X
X

Fallout 4: Far Harbor Impressions - Lovecraft Meets the Nuclear Apocalypse

Unlike the Automatron DLC, which introduced a new quest within the already exhausted Commonwealth, Far Harbor takes players beyond the constrains of the base game’s boundaries, and into a brave new world, which just happens to be covered with radioactive fog. But there’s more going on than meets the eye, and while Far Harbor is still plagued by a few bugs (some quite atrocious), it is quite an enjoyable experience which puts a lot more emphasis on the player’s choices than anything we’ve seen out of Fallout 4 so far.

Choices are a huge part of RPGs, and Fallout 4’s big choices were empty, illusions of choice that did nothing for the player. Bethesda has attempted to remedy their mistakes in the base game with a quest line that relies upon your choices a lot more than quests have previously. This makes everything decision feel real, like it truly affects the world around you. This is something I sorely missed in the base game, and I’m really happy to see it played to a higher effect this go round.

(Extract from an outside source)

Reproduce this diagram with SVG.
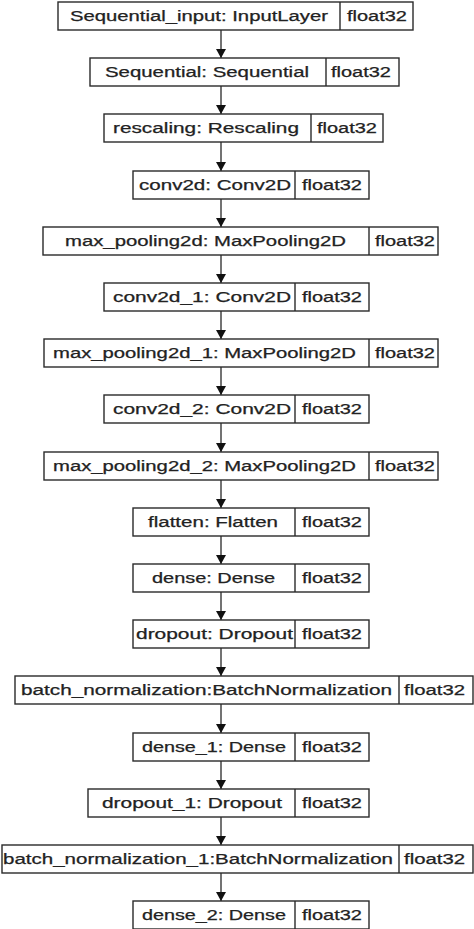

As I mentioned above, Far Harbor is still a piece of the Fallout world, and I’m sure it still shares some of the little bugs that plague the base game. My problem, however, was a new bug that only affects this DLC, and one of the quest lines you have to complete. At one point during the main story, you have to hack into a computer and restore a synth’s memories. During this time you are actually transported into the computer, where you have to complete puzzles in a workshop style environment.

While inside this computer environment, you are tasked with clearing a way from point A to point B, and protecting a group of five bug-like creatures that gather the data and transport it back. During the first level, my information carriers decided to ignore the perfectly good path back to the starting point, and instead spent almost twenty minutes running face first into a wall that protected them from dropping into the endless nether of the programming world. It was a frustrating moment, which worked to completely remove me from the game, and actually made me want to stop playing right then and there. It just didn’t feel like this belonged in a Fallout game.

Aside from that issue, however, the rest of the DLC is very well done, and I really enjoyed taking on the new creatures that the team introduced this time around. The new enemies, Trappers, Anglers, and Gulpers alike are just the right amount of creepy, Lovecraftian design to really get the fantasy juices flowing. I was worried when I first began the DLC, that the new area would feel out of touch with the base game’s Wasteland, which I had spent many hours exploring. But that wasn’t the case, and everything – aside from the memory restoration puzzles – felt like it truly connected together, creating one big wasteland to explore. Bethesda even goes so far to connect these disparate landscapes, by allowing you to return to the mainland and tell one of your factions about Far Harbor and the secrets it holds. This is something that a lot of games forget to do, and it made all the difference in bringing Far Harbor and the Commonwealth together as one.

Far Harbor is a brilliant DLC teeming with an interesting story with plenty of player choices to be made. The choices don’t feel empty, as they did in the base game, and the new enemies and people you come across are just as intriguing as any you’ll meet in the Commonwealth. The story’s main focus, the conflict between three varying groups, is front and center on the stage, and plays out really well with options for every kind of player available. Aside from some bugs, which impeded game progress for a while, and an entire section that just feels out of place in a game like Fallout 4, Far Harbor is a well-crafted DLC that finally offers players more to explore and enjoy.


These impressions are based upon a product code provided by the developer. Far Harbor is now available for purchase for $24.99. It is rated M.